WALL•E is a beautiful riposte to the bombastic faux-sophistication of so much CGI razzle-dazzle. Take the oppressively flashy design of Transformers, spinning a line of robot toys into a film. Where its creations frenet-ically whizz-bang themselves into cars, planes, endless variations of martial hardware, WALL•E is a Transformer of Zen simplicity: a robot who folds himself into a rusty box. One elegant sight gag involves a Rubik's Cube, and there you have a perfect image of the film's brilliance.
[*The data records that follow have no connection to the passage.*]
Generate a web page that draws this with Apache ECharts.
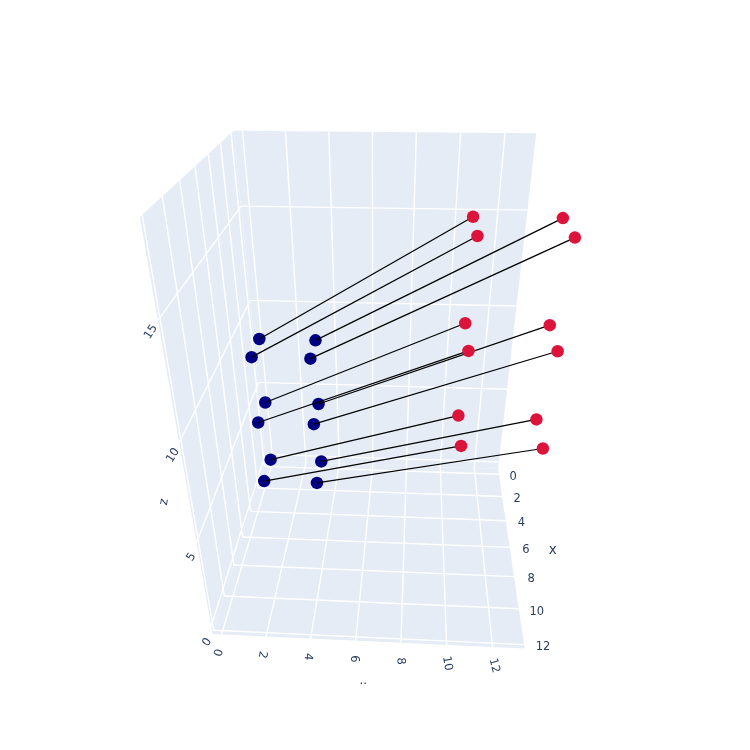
<!DOCTYPE html>
<html><head><meta charset="utf-8"><style>html,body{margin:0;background:#fff}#c{width:750px;height:750px}</style>
<script src="https://cdn.jsdelivr.net/npm/echarts@6/dist/echarts.min.js"></script></head><body><div id="c"></div>
<script>
// Tick values of the three scene axes
const xTicks=[0,2,4,6,8,10,12];
const yTicks=[0,2,4,6,8,10,12];
const zTicks=[0,5,10,15];
// Series values (start points, dark blue)
const blueX=[0,2,0,2,0,2,0,2,0,2,0,2];
const blueY=[0,0,3,3,0,0,3,3,0,0,3,3];
const blueZ=[8,8,8,8,4,4,4,4,0,0,0,0];
// Series values (end points, crimson)
const redX=[0,3,0,3,0,3,0,3,0,3,0,3];
const redY=[10.8,10.8,15,15,10.8,10.8,15.1,15,10.8,10.8,15.1,15];
const redZ=[14.8,14.9,14.8,14.9,9.2,9.2,9.2,9.3,3.5,3.6,3.4,3.6];
// Extent of the scene box
const xRange=[-0.5,12.21], yRange=[-0.41,13.39], zRange=[-0.51,18.53];
// Perspective camera as a 3x4 projection matrix
const cam=[-8.623859,16.467635,-4.615358,270.642986,0.879186,-0.026924,-19.270486,459.703906,-0.020424,-0.001269,-0.01234];
const proj=(x,y,z)=>{const w=cam[8]*x+cam[9]*y+cam[10]*z+1;return[(cam[0]*x+cam[1]*y+cam[2]*z+cam[3])/w,(cam[4]*x+cam[5]*y+cam[6]*z+cam[7])/w];};

const TXT='#2a3f5f',FONT='"DejaVu Sans",Verdana,sans-serif';
const [x0,x1]=xRange,[y0,y1]=yRange,[z0,z1]=zRange;
const panes=[
 [[x0,y0,z0],[x1,y0,z0],[x1,y1,z0],[x0,y1,z0]],
 [[x0,y0,z0],[x0,y1,z0],[x0,y1,z1],[x0,y0,z1]],
 [[x0,y0,z0],[x1,y0,z0],[x1,y0,z1],[x0,y0,z1]]
].map(q=>q.map(p=>proj(...p)));
const segs=[];
const add=(a,b)=>segs.push([proj(...a),proj(...b)]);
xTicks.forEach(x=>{add([x,y0,z0],[x,y1,z0]);add([x,y0,z0],[x,y0,z1]);});
yTicks.forEach(y=>{add([x0,y,z0],[x1,y,z0]);add([x0,y,z0],[x0,y,z1]);});
zTicks.forEach(z=>{add([x0,y0,z],[x0,y1,z]);add([x0,y0,z],[x1,y0,z]);});
const labels=[];
xTicks.forEach(x=>{const p=proj(x,y1+0.8,z0);labels.push({t:String(x),p:[p[0]+0.5,p[1]+2],r:0,s:11.5});});
yTicks.forEach(y=>{const p=proj(x1+0.85,y,z0);labels.push({t:String(y),p:[p[0],p[1]+2],r:-(105-2.5*y),s:11.5});});
zTicks.forEach(z=>{const p=proj(x1,y0,z);labels.push({t:String(z),p:[p[0]-4-0.2*z,p[1]+16-0.3*z],r:57,s:11.5});});
// Axis titles sit outside the box, placed by projecting beyond its edges
const xt=proj(6,y1+2,z0),zt=proj(x1,y0-1.1,7.6),yt=proj(x1+2.1,6.4,z0);
labels.push({t:'x',p:[xt[0]+3.5,xt[1]+2],r:0,s:13.5},{t:'z',p:[zt[0]+4,zt[1]+10],r:80,s:12.5},{t:'..',p:[yt[0]+2,yt[1]-2],r:0,s:12});

const bluePts=blueX.map((x,i)=>proj(x,blueY[i],blueZ[i]));
const redPts=redX.map((x,i)=>proj(x,redY[i],redZ[i]));
const lineSeries=bluePts.map((b,i)=>({type:'line',data:[b,redPts[i]],symbol:'none',silent:true,z:4,lineStyle:{color:'#000',width:1.25},animation:false}));

const chart=echarts.init(document.getElementById('c'),null,{renderer:'canvas'});
chart.setOption({
 animation:false,backgroundColor:'#fff',
 grid:{left:0,right:0,top:0,bottom:0},
 xAxis:{type:'value',min:0,max:750,show:false},
 yAxis:{type:'value',min:0,max:750,inverse:true,show:false},
 series:[
  {type:'custom',z:1,silent:true,coordinateSystem:'cartesian2d',data:panes.map((_,i)=>i),encode:{x:[],y:[]},clip:false,
   renderItem:(_,api)=>({type:'polygon',shape:{points:panes[api.value(0)].map(p=>api.coord(p))},style:{fill:'#e5ecf6'}})},
  {type:'custom',z:2,silent:true,data:segs.map((_,i)=>i),encode:{x:[],y:[]},clip:false,
   renderItem:(_,api)=>{const s=segs[api.value(0)],a=api.coord(s[0]),b=api.coord(s[1]);
    return{type:'line',shape:{x1:a[0],y1:a[1],x2:b[0],y2:b[1]},style:{stroke:'#fff',lineWidth:1.4}};}},
  {type:'custom',z:6,silent:true,data:labels.map((_,i)=>i),encode:{x:[],y:[]},clip:false,
   renderItem:(_,api)=>{const l=labels[api.value(0)],c=api.coord(l.p);
    return{type:'text',x:c[0],y:c[1],rotation:l.r*Math.PI/180,style:{text:l.t,fill:TXT,font:l.s+'px '+FONT,align:'center',verticalAlign:'middle'}};}},
  {type:'scatter',z:3,data:bluePts,symbolSize:12.5,itemStyle:{color:'#000080',opacity:1},silent:true},
  ...lineSeries,
  {type:'scatter',z:5,data:redPts,symbolSize:12.5,itemStyle:{color:'#dc143c',opacity:1},silent:true}
 ]
});
</script></body></html>
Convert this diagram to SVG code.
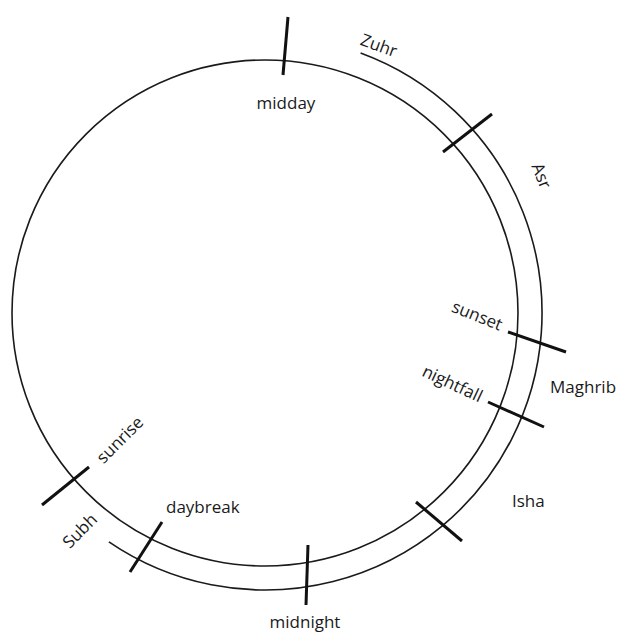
<svg xmlns="http://www.w3.org/2000/svg" width="617" height="634" viewBox="0 0 617 634">
<style>
.ring{fill:none;stroke:#1a1a1a;stroke-width:1.6}
.tick{stroke:#111;stroke-width:3;stroke-linecap:butt}
text{font-family:"Open Sans","Liberation Sans",sans-serif;font-size:17px;fill:#1a1a1a}
</style>
<rect width="617" height="634" fill="#fff"/>
<g id="day-circle"><circle class="ring" cx="265" cy="313" r="253"/></g>
<g id="prayer-arc"><path class="ring" d="M360.6,53 A277,277 0 1 1 108.9,541.8"/></g>
<g id="ticks">
<line class="tick" x1="288" y1="17" x2="283" y2="75"/>
<line class="tick" x1="492" y1="114" x2="443" y2="152"/>
<line class="tick" x1="508" y1="332" x2="566" y2="352"/>
<line class="tick" x1="488" y1="402" x2="544" y2="427"/>
<line class="tick" x1="416" y1="502" x2="462" y2="541"/>
<line class="tick" x1="308" y1="545" x2="306" y2="605"/>
<line class="tick" x1="89" y1="467" x2="42" y2="505"/>
<line class="tick" x1="162" y1="522" x2="130" y2="572"/>
</g>
<g id="labels">
<text x="286" y="109" text-anchor="middle">midday</text>
<text x="305" y="628" text-anchor="middle">midnight</text>
<text x="550" y="393" font-size="16">Maghrib</text>
<text x="512" y="507">Isha</text>
<text x="166" y="513">daybreak</text>
<text transform="translate(377,51) rotate(20)" text-anchor="middle">Zuhr</text>
<text transform="translate(536,178) rotate(68)" text-anchor="middle">Asr</text>
<text transform="translate(475,321) rotate(22)" text-anchor="middle">sunset</text>
<text transform="translate(450,389) rotate(25)" text-anchor="middle">nightfall</text>
<text transform="translate(124,444) rotate(-45)" text-anchor="middle">sunrise</text>
<text transform="translate(84,535) rotate(-45)" text-anchor="middle">Subh</text>
</g>
</svg>
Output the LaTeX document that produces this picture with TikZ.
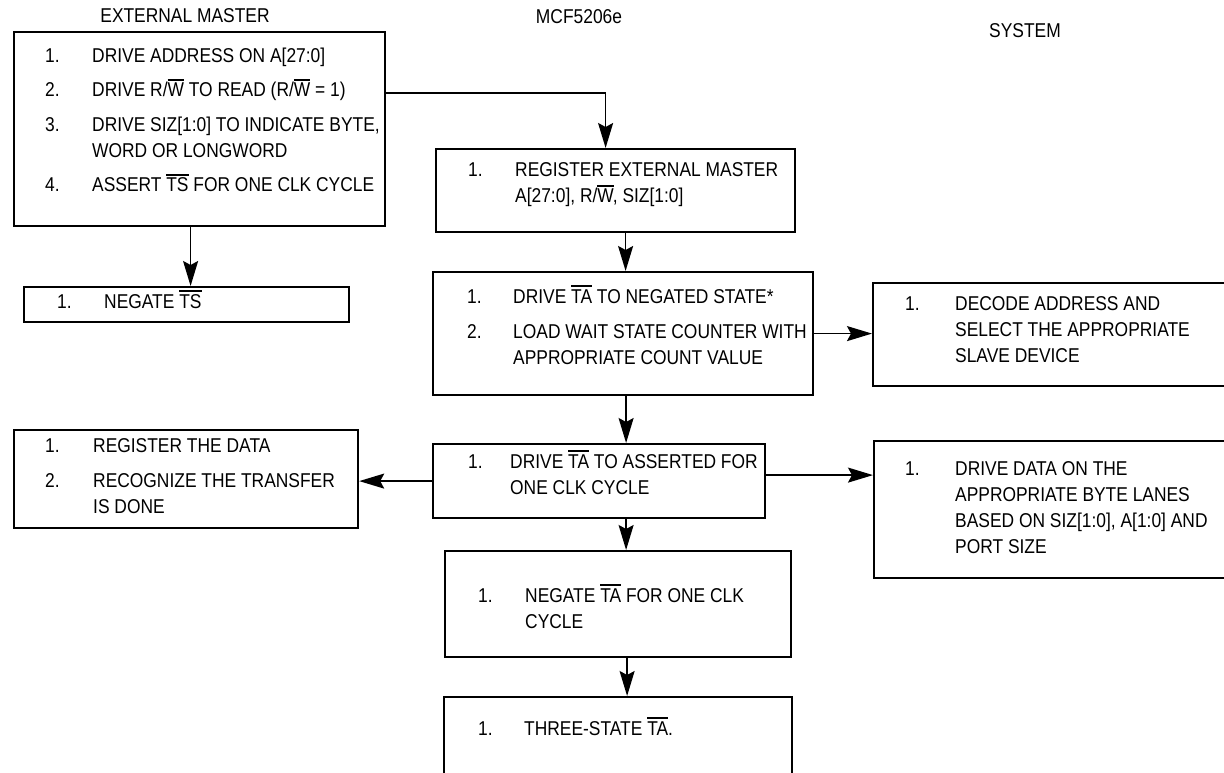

At once fiendishly complex and breathtakingly simple, WALL•E is also made of coloured blocks, recombined in infinite variations and more fascinating than you'd think possible.
Need to know
Pixar Animation Studios led the field in computer-generated imagery in the 1980s with early shorts from co-founder John Lasseter (pictured below) including 'Tin Toy', 'Knick Knack' and the 1986 'Luxo Jr', which starred the Anglepoise lamp that became the company's logo. 'Toy Story' (1995) made history as the first all-CGI animation feature, and the company followed up with 'A Bug's Life', 'Toy Story 2', 'Monsters, Inc', 'Finding Nemo' and 'The Incredibles'. The company's dud, arguably, is the uncharacteristically strident gas-guzzler 'Cars' – after which last year's 'Ratatouille' was a return to gourmet form. Pixar also make shorts to preface their features: accompanying WALL•E is 'Presto', about the war of attrition between a magician and his rabbit.